當前,可以說不論體制內外,除極少數既得利益者,公眾多已認識到現在這種從前蘇聯照抄照搬來的體制根本不適合中國,也不適合人類。中國必須改變,否則前途堪憂。然而,中國到底該如何實現民主轉型?道路和方法可說見仁見智。但是,民主轉型肯定不是如某些暴力革命信徒所斷言的,僅僅只是把一個專制獨裁政府推翻那麼簡單。破壞一個舊世界,並不等於就能建成一個新中國。當我們把眼光只盯著如何破壞的時候,國家極有可能再次滑向上世紀民國時期軍閥混戰的局面。為了順利推進民主,同時為了防止歷史悲劇重演,有兩點也許可以成為共識,這就是:一,現行體制必須迅速進行改革和擴容,在體制外怒目圓睜的龐大底層和中產階級的政治要求必須在體制內得到妥善安排;二,必須建構防範暴力再次成為主宰中國大陸政治的制度和全民共識。

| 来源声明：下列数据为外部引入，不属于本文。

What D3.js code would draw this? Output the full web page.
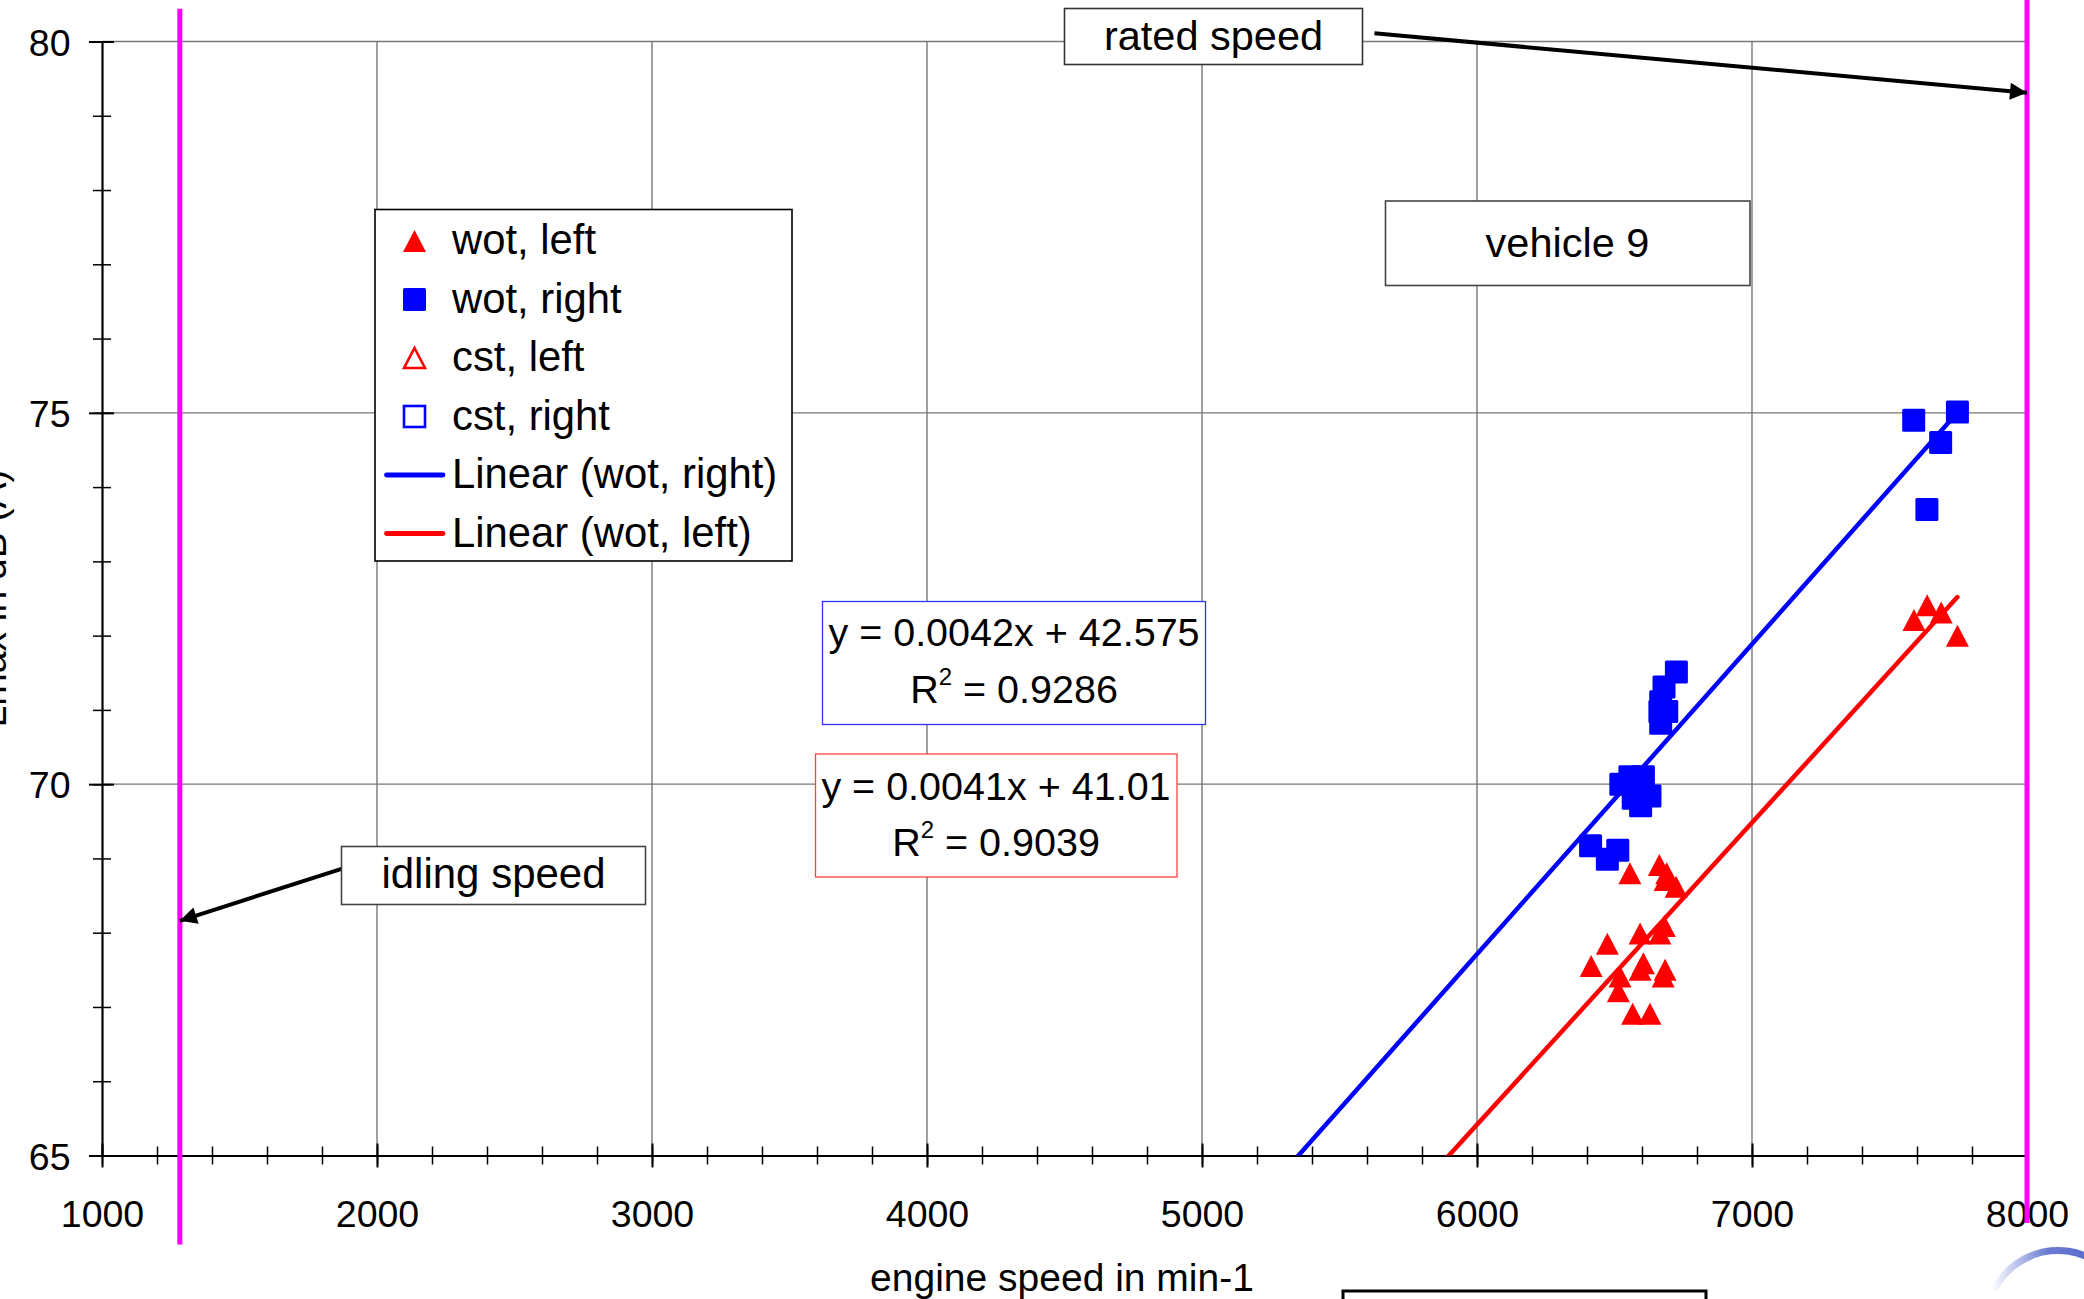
<!DOCTYPE html>
<html>
<head>
<meta charset="utf-8">
<script src="https://cdn.jsdelivr.net/npm/d3@7"></script>
<style>
  html, body { margin: 0; padding: 0; background: #fff; }
  svg { display: block; font-family: "Liberation Sans", Arial, sans-serif; }
</style>
</head>
<body>
<div id="chart"></div>
<script>
// engine speed (min-1), level (dB)
const wotRight = [
  [7588, 74.90], [7747, 75.01], [7686, 74.60], [7636, 73.70],
  [6725, 71.51], [6680, 71.31], [6668, 71.11], [6690, 70.98], [6665, 70.98], [6668, 70.82],
  [6523, 70.00], [6556, 70.10], [6605, 70.10], [6629, 69.84], [6595, 69.71], [6568, 69.81],
  [6413, 69.17], [6474, 68.99], [6512, 69.11]
];
const wotLeft = [
  [7589, 72.21], [7637, 72.41], [7688, 72.31], [7747, 72.00],
  [6556, 68.80], [6663, 68.91], [6690, 68.80], [6684, 68.71], [6724, 68.62],
  [6593, 67.99], [6681, 68.09], [6665, 67.99], [6474, 67.85], [6415, 67.55],
  [6605, 67.59], [6593, 67.50], [6684, 67.50], [6677, 67.41], [6520, 67.41],
  [6514, 67.21], [6566, 66.91], [6629, 66.91]
];
const xTicks = [1000, 2000, 3000, 4000, 5000, 6000, 7000, 8000];
const yTicks = [65, 70, 75, 80];
const legendLabels = ["wot, left", "wot, right", "cst, left", "cst, right", "Linear (wot, right)", "Linear (wot, left)"];
const fitRightText = ["y = 0.0042x + 42.575", "0.9286"];
const fitLeftText = ["y = 0.0041x + 41.01", "0.9039"];
const idleSpeed = 1283;   // min-1
const ratedSpeed = 8000;  // min-1
const xTitle = "engine speed in min-1";
const yTitle = "Lmax in dB (A)";

const width = 2084, height = 1299;
const margin = {top: 41.5, right: 57, bottom: 143.5, left: 102};

const svg = d3.select("#chart").append("svg")
  .attr("width", width)
  .attr("height", height)
  .attr("viewBox", [0, 0, width, height]);

const x = d3.scaleLinear().domain([1000, 8000]).range([margin.left, width - margin.right]);
const y = d3.scaleLinear().domain([65, 80]).range([height - margin.bottom, margin.top]);

const defs = svg.append("defs");
defs.append("clipPath").attr("id", "plot")
  .append("rect")
    .attr("x", x(1000)).attr("y", y(80))
    .attr("width", x(8000) - x(1000)).attr("height", y(65) - y(80));
defs.append("marker")
    .attr("id", "arrow")
    .attr("viewBox", "0 -5 10 10")
    .attr("refX", 10).attr("refY", 0)
    .attr("markerUnits", "userSpaceOnUse")
    .attr("markerWidth", 22).attr("markerHeight", 17)
    .attr("orient", "auto")
  .append("path")
    .attr("d", "M0,-5L10,0L0,5Z")
    .attr("fill", "#000");
const grad = defs.append("linearGradient").attr("id", "logo")
  .attr("x1", "0%").attr("x2", "100%");
grad.append("stop").attr("offset", "0%").attr("stop-color", "#ffffff");
grad.append("stop").attr("offset", "45%").attr("stop-color", "#4f64cc");
grad.append("stop").attr("offset", "100%").attr("stop-color", "#3347b8");

// grid
svg.append("g")
    .attr("stroke", "#777")
    .attr("stroke-width", 1.4)
  .call(g => g.selectAll(".v")
    .data(xTicks.slice(1, -1))
    .join("line")
      .attr("x1", d => x(d)).attr("x2", d => x(d))
      .attr("y1", y(80)).attr("y2", y(65)))
  .call(g => g.selectAll(".h")
    .data(yTicks.slice(1))
    .join("line")
      .attr("y1", d => y(d)).attr("y2", d => y(d))
      .attr("x1", x(1000)).attr("x2", x(8000)));

// axes
const xAxisMinor = g => g
  .attr("transform", `translate(0,${y(65)})`)
  .call(d3.axisBottom(x).tickValues(d3.range(1000, 8001, 200)).tickFormat("").tickSizeOuter(0))
  .call(g => g.select(".domain").remove())
  .call(g => g.selectAll(".tick line").attr("y1", -9).attr("y2", 9).attr("stroke-width", 1.5));

const xAxis = g => g
  .attr("transform", `translate(0,${y(65)})`)
  .call(d3.axisBottom(x).tickValues(xTicks).tickFormat(d3.format("d")).tickSizeOuter(0))
  .call(g => g.select(".domain").attr("stroke-width", 2.2))
  .call(g => g.selectAll(".tick line").attr("y1", -12).attr("y2", 12).attr("stroke-width", 2))
  .call(g => g.selectAll(".tick text")
    .attr("y", 71.5).attr("dy", 0)
    .attr("font-size", 37.5).attr("fill", "#000")
    .attr("font-family", "Liberation Sans, Arial, sans-serif"));

const yAxisMinor = g => g
  .attr("transform", `translate(${x(1000)},0)`)
  .call(d3.axisLeft(y).tickValues(d3.range(65, 80.1, 1)).tickFormat("").tickSizeOuter(0))
  .call(g => g.select(".domain").remove())
  .call(g => g.selectAll(".tick line").attr("x1", 9).attr("x2", -9).attr("stroke-width", 1.5));

const yAxis = g => g
  .attr("transform", `translate(${x(1000)},0)`)
  .call(d3.axisLeft(y).tickValues(yTicks).tickSizeOuter(0))
  .call(g => g.select(".domain").attr("stroke-width", 2.2))
  .call(g => g.selectAll(".tick line").attr("x1", 12).attr("x2", -13).attr("stroke-width", 2))
  .call(g => g.selectAll(".tick text")
    .attr("x", -31.5).attr("dy", "0.36em")
    .attr("font-size", 37.5).attr("fill", "#000")
    .attr("font-family", "Liberation Sans, Arial, sans-serif"));

svg.append("g").call(xAxisMinor);
svg.append("g").call(yAxisMinor);
svg.append("g").call(xAxis);
svg.append("g").call(yAxis);

// axis titles
svg.append("text")
    .attr("x", 1062).attr("y", 1291)
    .attr("text-anchor", "middle")
    .attr("font-size", 39)
    .text(xTitle);
svg.append("text")
    .attr("transform", `translate(6,${(y(65) + y(80)) / 2}) rotate(-90)`)
    .attr("text-anchor", "middle")
    .attr("font-size", 39)
    .text(yTitle);

// markers
const tri = (w, h) => `M0,${-h / 2}L${w / 2},${h / 2}L${-w / 2},${h / 2}Z`;

svg.append("g")
  .selectAll("rect")
  .data(wotRight)
  .join("rect")
    .attr("x", d => x(d[0]) - 11.5)
    .attr("y", d => y(d[1]) - 11.5)
    .attr("width", 23).attr("height", 23)
    .attr("rx", 1.5)
    .attr("fill", "#0000ff");

svg.append("g")
  .selectAll("path")
  .data(wotLeft)
  .join("path")
    .attr("transform", d => `translate(${x(d[0])},${y(d[1])})`)
    .attr("d", tri(23, 22))
    .attr("fill", "#ff0000");

// linear trend lines (least squares on the data)
const fit = data => {
  const mx = d3.mean(data, d => d[0]), my = d3.mean(data, d => d[1]);
  const slope = d3.sum(data, d => (d[0] - mx) * (d[1] - my)) / d3.sum(data, d => (d[0] - mx) ** 2);
  return {slope, intercept: my - slope * mx, max: d3.max(data, d => d[0])};
};

const line = d3.line().x(d => x(d[0])).y(d => y(d[1]));
[[wotRight, "#0000ff"], [wotLeft, "#ff0000"]].forEach(([data, color]) => {
  const f = fit(data);
  const pts = [1000, f.max].map(v => [v, f.slope * v + f.intercept]);
  svg.append("path")
      .datum(pts)
      .attr("clip-path", "url(#plot)")
      .attr("fill", "none")
      .attr("stroke", color)
      .attr("stroke-width", 4.5)
      .attr("stroke-linecap", "round")
      .attr("d", line);
});

// idle and rated speed lines
svg.append("line")
    .attr("x1", x(idleSpeed)).attr("x2", x(idleSpeed))
    .attr("y1", y(80.44)).attr("y2", y(63.8))
    .attr("stroke", "#ff00ff").attr("stroke-width", 5);
svg.append("line")
    .attr("x1", x(ratedSpeed)).attr("x2", x(ratedSpeed))
    .attr("y1", 0).attr("y2", y(64.09))
    .attr("stroke", "#ff00ff").attr("stroke-width", 5);

// labelled boxes
const box = (bx, by, bw, bh, stroke, sw) => svg.append("rect")
  .attr("x", bx).attr("y", by).attr("width", bw).attr("height", bh)
  .attr("fill", "#fff").attr("stroke", stroke).attr("stroke-width", sw);

const label = (tx, ty, str, size) => svg.append("text")
  .attr("x", tx).attr("y", ty)
  .attr("text-anchor", "middle")
  .attr("font-size", size)
  .text(str);

// arrows
svg.append("line")
    .attr("x1", x(5627)).attr("y1", y(80.11))
    .attr("x2", x(ratedSpeed)).attr("y2", y(79.31))
    .attr("stroke", "#000").attr("stroke-width", 4)
    .attr("marker-end", "url(#arrow)");
svg.append("line")
    .attr("x1", x(1871)).attr("y1", y(68.86))
    .attr("x2", x(idleSpeed)).attr("y2", y(68.16))
    .attr("stroke", "#000").attr("stroke-width", 4)
    .attr("marker-end", "url(#arrow)");

box(1064.5, 8.5, 298, 56, "#333", 1.6);
label(1213.5, 50, "rated speed", 41.5);
box(1385.5, 201, 364.5, 84.5, "#444", 1.6);
label(1567.5, 257, "vehicle 9", 41.5);
box(341.5, 846.5, 304, 58, "#444", 1.6);
label(493.5, 888, "idling speed", 42);

// equation boxes
const eqBox = (bx, by, bw, bh, color, txt, cx, b1, b2) => {
  box(bx, by, bw, bh, color, 1.3);
  label(cx, b1, txt[0], 39.5);
  const t = svg.append("text")
    .attr("x", cx).attr("y", b2)
    .attr("text-anchor", "middle")
    .attr("font-size", 39.5);
  t.append("tspan").text("R");
  t.append("tspan").attr("font-size", 24).attr("dy", -18).text("2");
  t.append("tspan").attr("dy", 18).text(" = " + txt[1]);
};
eqBox(822.5, 601.5, 383, 123, "#3030ff", fitRightText, 1014, 646, 702.5);
eqBox(815.5, 754, 361.5, 123, "#ff4040", fitLeftText, 996, 799.5, 856);

// legend
const lg = svg.append("g");
lg.append("rect")
    .attr("x", 375).attr("y", 209.5).attr("width", 417).attr("height", 351.5)
    .attr("fill", "#fff").attr("stroke", "#000").attr("stroke-width", 1.6);

const legendStyle = [
  g => g.append("path").attr("d", tri(23, 22)).attr("fill", "#ff0000"),
  g => g.append("rect").attr("x", -11.5).attr("y", -11.5).attr("width", 23).attr("height", 23).attr("rx", 1.5).attr("fill", "#0000ff"),
  g => g.append("path").attr("d", tri(21, 20)).attr("fill", "#fff").attr("stroke", "#ff0000").attr("stroke-width", 2.6),
  g => g.append("rect").attr("x", -10.5).attr("y", -10.5).attr("width", 21).attr("height", 21).attr("fill", "#fff").attr("stroke", "#0000ff").attr("stroke-width", 2.6),
  g => g.append("line").attr("x1", -28).attr("x2", 28.5).attr("stroke", "#0000ff").attr("stroke-width", 4.8).attr("stroke-linecap", "round"),
  g => g.append("line").attr("x1", -28).attr("x2", 28.5).attr("stroke", "#ff0000").attr("stroke-width", 4.8).attr("stroke-linecap", "round")
];

legendLabels.forEach((name, i) => {
  const base = 254 + 58.5 * i;
  const g = lg.append("g").attr("transform", `translate(414.5,${base - 13})`);
  legendStyle[i](g);
  lg.append("text")
      .attr("x", 452).attr("y", base)
      .attr("font-size", 41.8)
      .text(name);
});

// cut-off box and logo at the bottom edge
svg.append("rect")
    .attr("x", 1343).attr("y", 1291).attr("width", 363).attr("height", 60)
    .attr("fill", "#fff").attr("stroke", "#000").attr("stroke-width", 3);
svg.append("path")
    .attr("transform", "translate(2058,1322)")
    .attr("d", d3.arc()({innerRadius: 68, outerRadius: 75, startAngle: -1.1, endAngle: 0.9}))
    .attr("fill", "url(#logo)")
    .attr("opacity", 0.85);
</script>
</body>
</html>
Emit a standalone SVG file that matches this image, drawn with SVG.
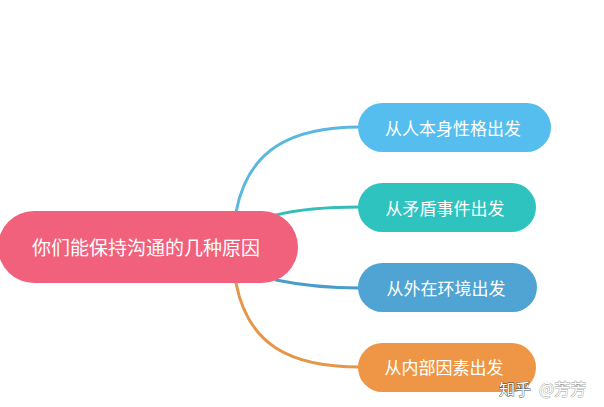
<svg xmlns="http://www.w3.org/2000/svg" width="604" height="407" viewBox="0 0 604 407">
<style>
.t{font-family:"Noto Sans CJK SC","Noto Sans",sans-serif;fill:#fff;text-anchor:middle;dominant-baseline:central}
.c{fill:none;stroke-width:3;stroke-linecap:round}
.wm{font-family:"Noto Sans CJK SC",sans-serif;font-size:16px;dominant-baseline:central}
</style>
<rect width="604" height="407" fill="#fff"/>
<g id="connectors">
<path class="c" stroke="#5BB7DF" d="M236,212 C248,150 290,127 360,127"/>
<path class="c" stroke="#35BDB9" d="M276,215 C300,209 330,207 360,207"/>
<path class="c" stroke="#4A9DCB" d="M276,280 C300,285 330,288 360,288"/>
<path class="c" stroke="#E5964A" d="M236,283 C248,345 290,367 360,367"/>
</g>
<g id="root">
<rect x="-2" y="211" width="300" height="72" rx="36" fill="#F2617C"/>
<text class="t" x="146" y="246" font-size="19">你们能保持沟通的几种原因</text>
</g>
<g id="n1">
<rect x="358" y="103" width="193" height="49" rx="24.5" fill="#56BEEE"/>
<text class="t" x="453" y="127.5" font-size="17">从人本身性格出发</text>
</g>
<g id="n2">
<rect x="358" y="183" width="178" height="49" rx="24.5" fill="#2FC3BF"/>
<text class="t" x="445" y="207.5" font-size="17">从矛盾事件出发</text>
</g>
<g id="n3">
<rect x="358" y="263" width="179" height="49" rx="24.5" fill="#4FA4D3"/>
<text class="t" x="446" y="287.5" font-size="17">从外在环境出发</text>
</g>
<g id="n4">
<rect x="358" y="343" width="178" height="49" rx="24.5" fill="#EE9646"/>
<text class="t" x="444" y="366" font-size="17">从内部因素出发</text>
</g>
<g id="watermark">
<text class="wm" x="499" y="388" fill="#fff" stroke="#444" stroke-width="0.8" paint-order="stroke">知乎</text>
<text class="wm" x="539" y="388" fill="#fff" stroke="#999" stroke-width="0.8" paint-order="stroke">@芳芳</text>
</g>
</svg>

人類歷史上,暴力在迫不得已需要自衛的時候常常被視為正當和必要的,推翻異族壓迫和殘暴統治的武力有時被用來給所有形式的暴力作正當性依據。然而,不可否認的是,民主政治是理性主導的政治,暴力與成熟的民主是不兼容的。民主化不等於暴力合法化。雖然不否認暴力對顛覆一個專制政權通常會比非暴力更有效,但像美國獨立戰爭那樣用非理性手段導向理性目標在人類歷史上只是小概率事件,很難希望在中國會出現這樣的奇蹟。中國歷史有非常頑固的治亂循環的慣性,要克服這種慣性力量,在完成民主化轉身後讓國民享有民主的諸種福利,而免於陷入非洲式無政府和上世紀民國期間(拉美式)軍頭專制的陷阱,也許在民主尚未成為事實之前,就有必要為應對民主化進程和民主後可能出現的混亂有所準備。